Similar issues can be constructed when only rolling a key (not algorithm), 
where the stale secondary remains in step 0 or 1, i.e. the DS RRset does not 
get updated but the child proceeds with the rollover nevertheless.

Now you can of course say that the child should not proceed if it doesn't see 
the correct DS record. Note, however, that in the case of the algorithm 
rollover, the child *does* observe the correct DS record. (And also, the 
guidance is for how parents can prevent breakage, even when the child makes a 
mistake.)


    In particular, the rogue nameserver can publish CDS/CDNSKEY records. If
    those are processed by the parent without ensuring consistency with other
    authoritative nameservers, the delegation will, with some patience, get
    secured with the attacker's DNSSEC keys.

Note as per RFC7344 this cannot happen. CDS/CDNSKEY records MUST validate
before being processed, or covered via an alternative method:

RFC 7344 is about updating DS records (where the old key signs the new 
CDS/CDNSKEY RRset), whereas the cited example is about bootstrapping (where the 
is no DS RRset yet).

RFC9516 updates this but also requires another signal in that case:
https://datatracker.ietf.org/doc/html/rfc9615#signaling

Correct.

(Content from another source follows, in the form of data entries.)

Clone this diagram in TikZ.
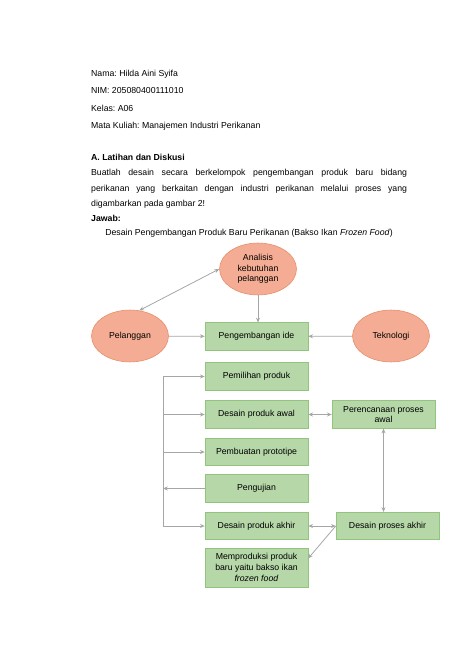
\documentclass[tikz,border=0pt]{standalone}
\usepackage{fontspec}
\setmainfont{Liberation Sans}
\usetikzlibrary{shapes.geometric,arrows.meta}
\definecolor{ovalfill}{HTML}{F4AD94}
\definecolor{ovalline}{HTML}{E8906C}
\definecolor{boxfill}{HTML}{B6D7A8}
\definecolor{boxline}{HTML}{93C47D}
\definecolor{arrowgray}{HTML}{A6A6A6}
\frenchspacing

\begin{document}
\begin{tikzpicture}[x=0.044304cm, y=-0.044304cm,
    font=\fontsize{11pt}{13.5pt}\selectfont,
    textline/.style ={anchor=base west, inner sep=0pt},
    source/.style ={ellipse, draw=ovalline, fill=ovalfill, line width=0.8pt,
        minimum width=3.41cm, minimum height=2.3cm, inner sep=0pt, align=center},
    stage/.style ={rectangle, draw=boxline, fill=boxfill, line width=0.7pt,
        minimum width=4.56cm, minimum height=1.22cm, inner sep=0pt, align=center},
    flow/.style ={draw=arrowgray, line width=1pt, -{Stealth[length=6pt,width=5pt]}},
    twoway/.style ={draw=arrowgray, line width=1pt,
        {Stealth[length=6pt,width=5pt]}-{Stealth[length=6pt,width=5pt]}}]
   \useasboundingbox (0,0) rectangle (474,670);
   % header
   \node[textline] (nama) at (91,77) {Nama: Hilda Aini Syifa};
   \node[textline] (nim) at (91,94) {NIM: 205080400111010};
   \node[textline] (kelas) at (91,111) {Kelas: A06};
   \node[textline] (matkul) at (91,128) {Mata Kuliah: Manajemen Industri Perikanan};
   \node[textline] (judul) at (91,160) {\bfseries A. Latihan dan Diskusi};
   \node[textline] (soal1) at (91,175.3) {\makebox[14cm][s]{Buatlah desain secara berkelompok pengembangan produk baru bidang}};
   \node[textline] (soal2) at (91,191) {\makebox[14cm][s]{perikanan yang berkaitan dengan industri perikanan melalui proses yang}};
   \node[textline] (soal3) at (91,206.5) {digambarkan pada gambar 2!};
   \node[textline] (jawab) at (91,221) {\bfseries Jawab:};
   \node[anchor=base, inner sep=0pt] (caption) at (249,235) {Desain Pengembangan Produk Baru Perikanan (Bakso Ikan \textit{Frozen Food})};
   % diagram
   \node[source] (analisis) at (258,269) {Analisis\\kebutuhan\\pelanggan};
   \node[source] (pelanggan) at (130,336) {Pelanggan};
   \node[source] (teknologi) at (391,336) {Teknologi};
   \node[stage] (ide) at (256.5,336.5) {Pengembangan ide};
   \node[stage] (pemilihan) at (256.5,376.5) {Pemilihan produk};
   \node[stage] (awal) at (256.5,414.5) {Desain produk awal};
   \node[stage] (prototipe) at (256.5,452) {Pembuatan prototipe};
   \node[stage] (pengujian) at (256.5,488.5) {Pengujian};
   \node[stage] (akhir) at (256.5,526) {Desain produk akhir};
   \node[stage, minimum height=1.73cm] (produksi) at (256.5,567.5) {Memproduksi produk\\baru yaitu bakso ikan\\\textit{frozen food}};
   \node[stage] (rencana) at (383.5,414.5) {Perencanaan proses\\awal};
   \node[stage] (proses) at (387.5,526) {Desain proses akhir};
   \coordinate (railtop) at (163,376.5);
   \coordinate (railbottom) at (163,526);
   \draw[twoway] (pelanggan.70) to (analisis.west);
   \draw[flow] (analisis.south) to (analisis.south |- ide.north);
   \draw[flow] (pelanggan) to (ide);
   \draw[flow] (teknologi) to (ide);
   \draw[draw=arrowgray, line width=1pt] (railtop) to (railbottom);
   \draw[flow] (railtop) to (pemilihan);
   \draw[flow] (awal -| railtop) to (awal);
   \draw[flow] (prototipe -| railtop) to (prototipe);
   \draw[flow] (pengujian) to (pengujian -| railtop);
   \draw[flow] (railbottom) to (akhir);
   \draw[twoway] (awal) to (rencana);
   \draw[twoway] (rencana.south) to (rencana.south |- proses.north);
   \draw[twoway] (akhir) to (proses);
   \draw[flow] (proses.west) to (produksi.10);
 \end{tikzpicture}
\end{document}
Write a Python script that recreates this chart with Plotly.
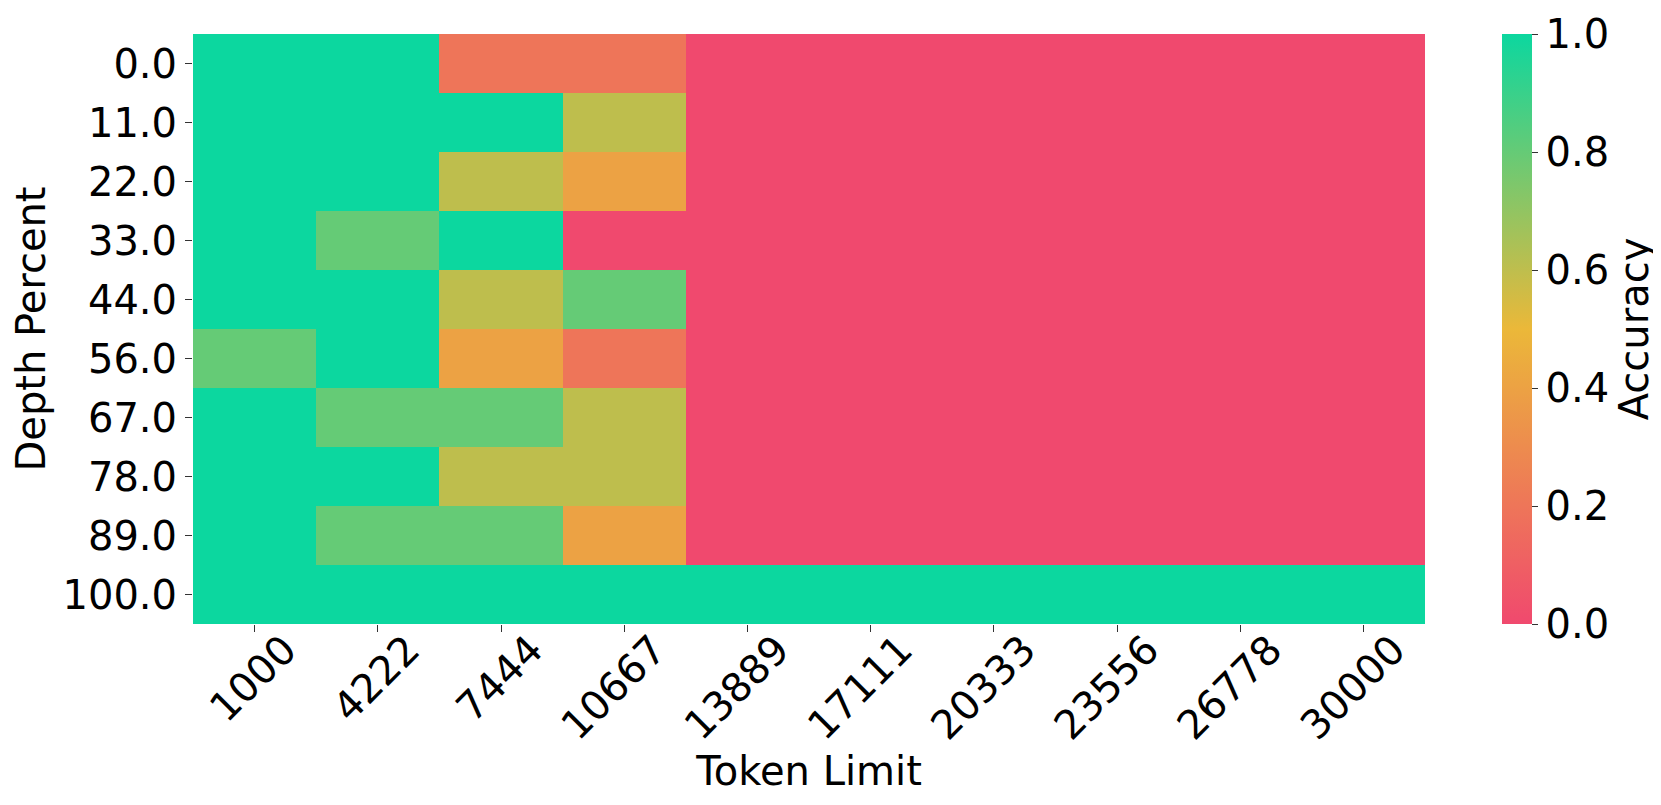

However, the attacker can use the same signaling when the control the 
hijacked nameserver (such as after its domain registration expired). This will 
only be detected if the parent looks for the signal under all nameserver 
hostnames, not just one.

For this very reason, RFC 9615 requires parents to look under all nameserver 
hostnames (Section 4.2 step 3), which is exactly the consistency check this 
draft spells out in more general terms.